The Publisher agrees to pay the Owner, during the original term and any renewals of the copyright throughout the world, royalties with respect to the Musical Work, as follows: 75% of all distribution profits made; the remaining 25% to be retained by the Publisher.

Advance Fee:
The Publisher agrees to pay the Owner an advance fee of __________, recoupable against all royalty collections due to the artist. The Publisher shall render to Owner a written statement of account as to the royalties becoming due to Owner under this Agreement within ninety (90) days after the expiration of each calendar year that Publisher’s rights in the Musical Work shall persist. Each such statement shall be accompanied by payment of the amount (if any) shown to be due. Each such statement shall be an account stated, final and binding and not subject to any objection for any reason whatsoever by the Owner, unless the Publisher shall have received written notice of objection specifying the items objected to and the factual and contractual basis of objection from the Owner within a reasonable period from the date of any such statement, then that portion of the statement not objected to shall be an account stated as aforesaid.

  1. Books and Records.

The Owner may cause such of Publisher’s books of account to be inspected and abstracted at the Owner’s expense by a certified public accountant as shall be necessary to verify the accuracy of any accounting statement rendered to the Owner which has not become an account stated as provided, however, that:

(a) No more than one such inspection shall be permitted in any calendar year;

(b) The Owner may not appoint an accountant to conduct any such inspection who is then directly or indirectly (in the latter instance through the firm by which he is then employed) engaged in another inspection of the Publisher’s books of account or who proposes to conduct such inspection on a contingent fee basis;

(c) No more than one (1) such inspection may be made of the Publisher’s books of account as to any six (6) month calendar period;

(d) No inspection shall be permitted to any accountant who refuses to conform to the Publisher in writing not to disclose the results of his audit report, except to the Owner and as may be required in the prosecution of any legal proceedings commenced thereon; and

(e) The Owner shall have no right of audit or inspection other than as permitted and restricted.

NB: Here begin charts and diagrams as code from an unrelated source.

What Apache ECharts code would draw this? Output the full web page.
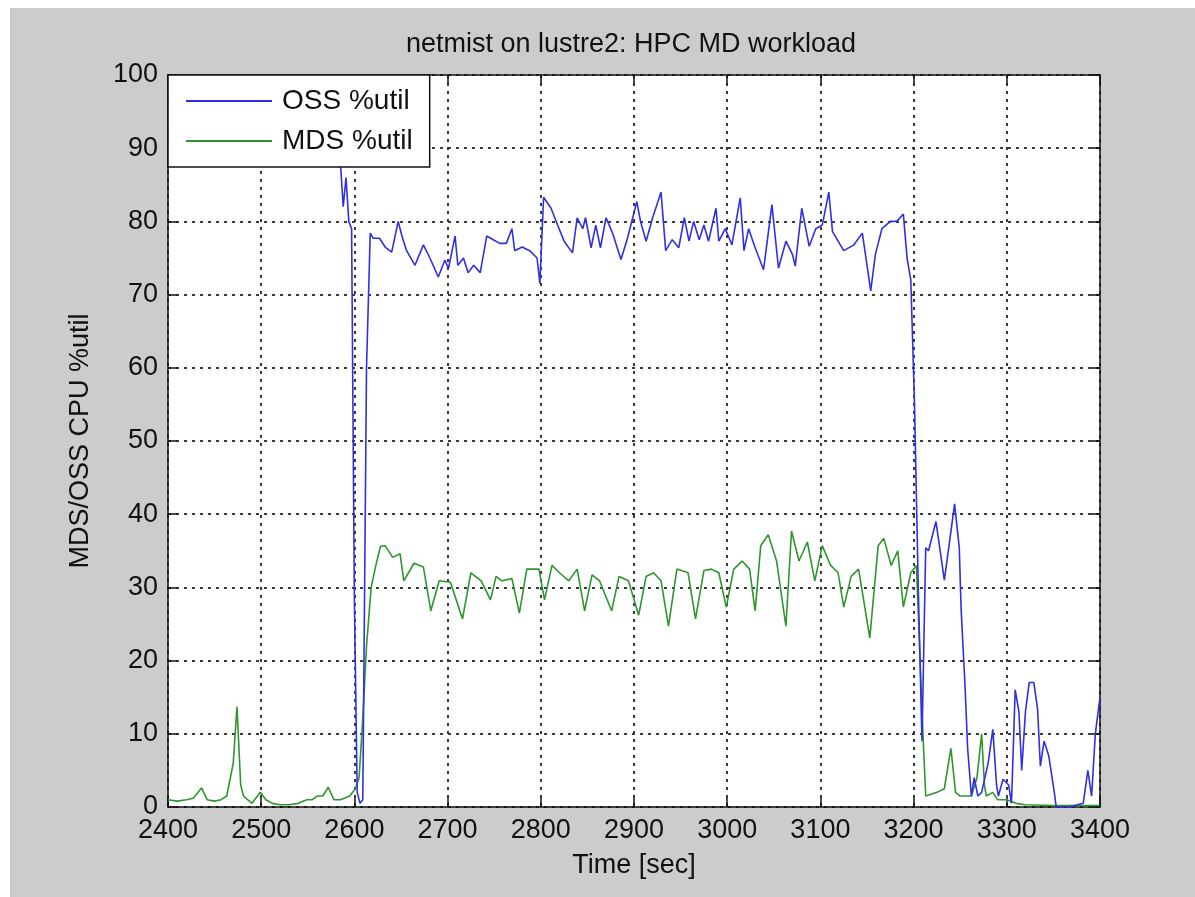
<!DOCTYPE html>
<html>
<head>
<meta charset="utf-8">
<script src="https://cdn.jsdelivr.net/npm/echarts@6/dist/echarts.min.js"></script>
<style>
  html, body { margin: 0; padding: 0; background: #ffffff; }
  #bg { position: absolute; left: 10px; top: 8px; width: 1185px; height: 889px; background: #cccccc; }
  #chart { position: absolute; left: 0; top: 0; width: 1195px; height: 897px; }
</style>
</head>
<body>
<div id="bg"></div>
<div id="chart"></div>
<script>
const titleText = 'netmist on lustre2: HPC MD workload';
const xAxisName = 'Time [sec]';
const yAxisName = 'MDS/OSS CPU %util';
const seriesNames = ['OSS %util', 'MDS %util'];

const ossTime = [2400,2410,2420,2430,2440,2450,2460,2470,2480,2490,2500,2510,2520,2530,2540,2550,2560,2570,2580,
  2585,2588,2591,2594,2597,2600,2603,2606,2609,2613,2617,2620,2627,2633,2640,2647,2651,2656,2665,2674,2681,2690,
  2697,2701,2708,2711,2717,2722,2728,2735,2742,2749,2756,2763,2769,2772,2780,2788,2796,2799,2803,2811,2818,2825,
  2834,2839,2845,2848,2854,2859,2864,2870,2877,2886,2893,2903,2907,2913,2920,2929,2934,2941,2948,2954,2959,2964,
  2970,2975,2980,2988,2991,2998,3005,3014,3018,3023,3030,3039,3048,3055,3063,3070,3073,3080,3088,3095,3102,3109,
  3113,3125,3136,3145,3154,3159,3166,3175,3182,3189,3193,3197,3201,3205,3209,3213,3216,3224,3233,3242,3244,3249,
  3251,3255,3258,3262,3265,3269,3273,3280,3285,3289,3291,3296,3302,3305,3309,3313,3316,3320,3324,3329,3333,3336,
  3340,3345,3351,3353,3367,3382,3387,3391,3395,3400];
const ossUtil = [94,95,93,96,95,94,96,95,93,95,94,96,95,93,94,95,93,92,90,
  88,82,86,80,79,28,2,0.5,1,60,78.4,77.7,77.7,76.5,75.8,80,78,76,74,76.8,75,72.4,
  74.7,73.6,78,74,75,73,74,73,78,77.5,77,77,79,76,76.5,76,75,71.5,83.3,81.8,79.5,77.3,
  75.7,80.5,79,80.5,76.4,79.5,76.4,80.5,78.4,74.8,77.7,82.7,80,77.3,80.5,84,76,77.5,76.4,80.5,77.3,80,
  77.5,79.5,77.3,81.8,77.3,79,76.8,83.2,76,79,76.4,73.4,82.3,73.6,77.3,75.5,73.9,81.8,76.6,79,79.5,84,
  78.6,76,76.8,78.4,70.5,75.5,79,80,80,81,75,72,55,30,9,35.4,35,39,31,39.5,41.4,35.4,
  27,17,8,1.5,4,1.5,2,6,10.6,3,1.5,3.8,3,0.5,16,13,5,13,17,17,13.4,5.6,
  9,7,2,0,0,0.5,5,1.5,10,15];

const mdsTime = [2400,2410,2420,2427,2436,2442,2450,2457,2463,2470,2474,2478,2481,2490,2499,2505,2512,2520,2530,
  2540,2549,2555,2560,2566,2572,2578,2585,2595,2601,2605,2609,2613,2618,2623,2628,2633,2641,2649,2653,2664,2674,
  2682,2691,2703,2716,2725,2736,2746,2752,2758,2769,2777,2785,2798,2804,2812,2820,2830,2839,2847,2855,2863,2876,
  2884,2894,2905,2913,2921,2929,2937,2946,2958,2966,2975,2983,2991,2999,3007,3016,3024,3030,3036,3044,3053,3063,
  3069,3077,3086,3094,3102,3111,3119,3125,3133,3141,3153,3162,3168,3176,3183,3189,3197,3203,3207,3210,3213,3225,
  3233,3240,3245,3250,3262,3268,3273,3276,3278,3285,3290,3300,3310,3320,3350,3400];
const mdsUtil = [1,0.8,1,1.2,2.6,1,0.8,1,1.5,6,13.7,3,1.5,0.5,2,1,0.5,0.3,0.3,
  0.5,1,1,1.5,1.5,2.7,1,1,1.5,2.5,4,12,22,30,33,35.6,35.7,34.1,34.6,30.9,33.3,32.8,
  26.8,30.9,30.7,25.7,32,30.9,28.3,31.5,30.9,31.2,26.5,32.5,32.5,28.3,33,32,30.9,32.5,26.8,31.7,30.9,26.8,
  31.5,30.9,26.2,31.5,32,30.9,24.7,32.5,32,25.7,32.3,32.5,32,27.3,32.5,33.6,32.5,26.8,35.7,37.2,33.6,24.7,
  37.7,33.6,36.2,30.9,35.7,33,32,27.3,31.5,32.5,23.1,35.7,36.7,33,35,27.3,32,33,20,10,1.5,2,
  2.5,8,2,1.5,1.5,4,10,3,1.5,2,1,1,0.5,0.3,0.2,0.2];

const xTicks = { min: 2400, max: 3400, interval: 100 };
const yTicks = { min: 0, max: 100, interval: 10 };

const FONT = '"Liberation Sans", Arial, sans-serif';
const chart = echarts.init(document.getElementById('chart'), null, { renderer: 'canvas' });

const gridLine = { show: true, lineStyle: { color: '#3a3a3a', width: 2, type: [3, 5] } };
const axisLine = { show: true, onZero: false, lineStyle: { color: '#111', width: 1.5 } };
const axisTick = { show: true, inside: true, length: 9, lineStyle: { color: '#111', width: 1.5 } };

chart.setOption({
  backgroundColor: 'transparent',
  animation: false,
  title: {
    text: titleText, left: 631, top: 31, textAlign: 'center', padding: 0,
    textStyle: { fontFamily: FONT, fontSize: 27, fontWeight: 'normal', color: '#111' }
  },
  grid: { left: 168, right: 95, top: 75, bottom: 90, show: true, backgroundColor: '#ffffff', borderWidth: 0 },
  legend: {
    left: 168, top: 75, orient: 'vertical',
    padding: [12, 17, 12, 18], itemGap: 12,
    itemWidth: 86, itemHeight: 2, icon: 'rect',
    backgroundColor: '#ffffff', borderColor: '#111', borderWidth: 1.5,
    textStyle: { fontFamily: FONT, fontSize: 28, color: '#111', padding: [0, 0, 0, 5] },
    data: seriesNames
  },
  xAxis: [{
    type: 'value', min: xTicks.min, max: xTicks.max, interval: xTicks.interval,
    name: xAxisName, nameLocation: 'middle', nameGap: 45,
    nameTextStyle: { fontFamily: FONT, fontSize: 27, color: '#111' },
    axisLine, axisTick,
    axisLabel: { fontFamily: FONT, fontSize: 27, color: '#111', margin: 10, formatter: v => String(v) },
    splitLine: gridLine
  }, {
    type: 'value', position: 'top', min: xTicks.min, max: xTicks.max, interval: xTicks.interval,
    axisLine, axisTick, axisLabel: { show: false }, splitLine: { show: false }
  }],
  yAxis: [{
    type: 'value', min: yTicks.min, max: yTicks.max, interval: yTicks.interval,
    name: yAxisName, nameLocation: 'middle', nameGap: 74, nameRotate: 90,
    nameTextStyle: { fontFamily: FONT, fontSize: 27, color: '#111' },
    axisLine, axisTick,
    axisLabel: { fontFamily: FONT, fontSize: 27, color: '#111', margin: 10, formatter: v => String(v) },
    splitLine: gridLine
  }, {
    type: 'value', position: 'right', min: yTicks.min, max: yTicks.max, interval: yTicks.interval,
    axisLine, axisTick, axisLabel: { show: false }, splitLine: { show: false }
  }],
  series: [{
    name: seriesNames[0], type: 'line', showSymbol: false, symbol: 'none',
    color: '#3030e0', lineStyle: { width: 1.6, color: '#3030e0' },
    data: ossTime.map((t, i) => [t, ossUtil[i]]), z: 3
  }, {
    name: seriesNames[1], type: 'line', showSymbol: false, symbol: 'none',
    color: '#2e962e', lineStyle: { width: 1.6, color: '#2e962e' },
    data: mdsTime.map((t, i) => [t, mdsUtil[i]]), z: 2
  }]
});
</script>
</body>
</html>
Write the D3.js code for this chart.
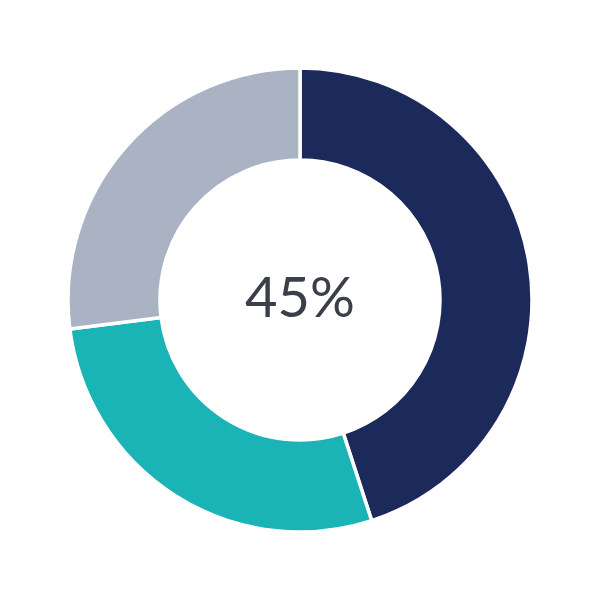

  1. This Agreement shall be effective as of the date first set forth above provided both Parties have signed, and run for a period of 5 years. At the end of this term, this Agreement shall be automatically renewed for 1 year upon the same terms, conditions, and covenants herein contained, unless either party gives written notice of termination to the other party prior to the date of expiration of their intent not to renew. Notwithstanding the foregoing, this Agreement shall be earlier terminated by mutual agreement of the parties or either party may terminate the Agreement by providing within thirty (30) days, written notice to the other party.
  2. If for any reason a court of competent jurisdiction finds any provision or portion of this Agreement to be unenforceable, that provision of the Agreement will be enforced to the maximum extent permissible so as to affect the intent of the parties, and the remainder of this Agreement will continue in full force and effect.
  3. Entire Agreement.

This Agreement constitutes the entire understanding between the parties. It shall not be modified except in writing signed by both parties.

  1.  A party may not assign any of its rights or obligations under this Agreement without the prior written consent of the other party. This Agreement shall be binding upon and to the benefit of each party and its respective successors and permitted assigns.
  2. Headings and titles in this Agreement are for reference purposes only do not constitute part of this Agreement and are of no legal force or effect.


  1. Governing Law

This Agreement shall be governed by the laws of the country of South Africa.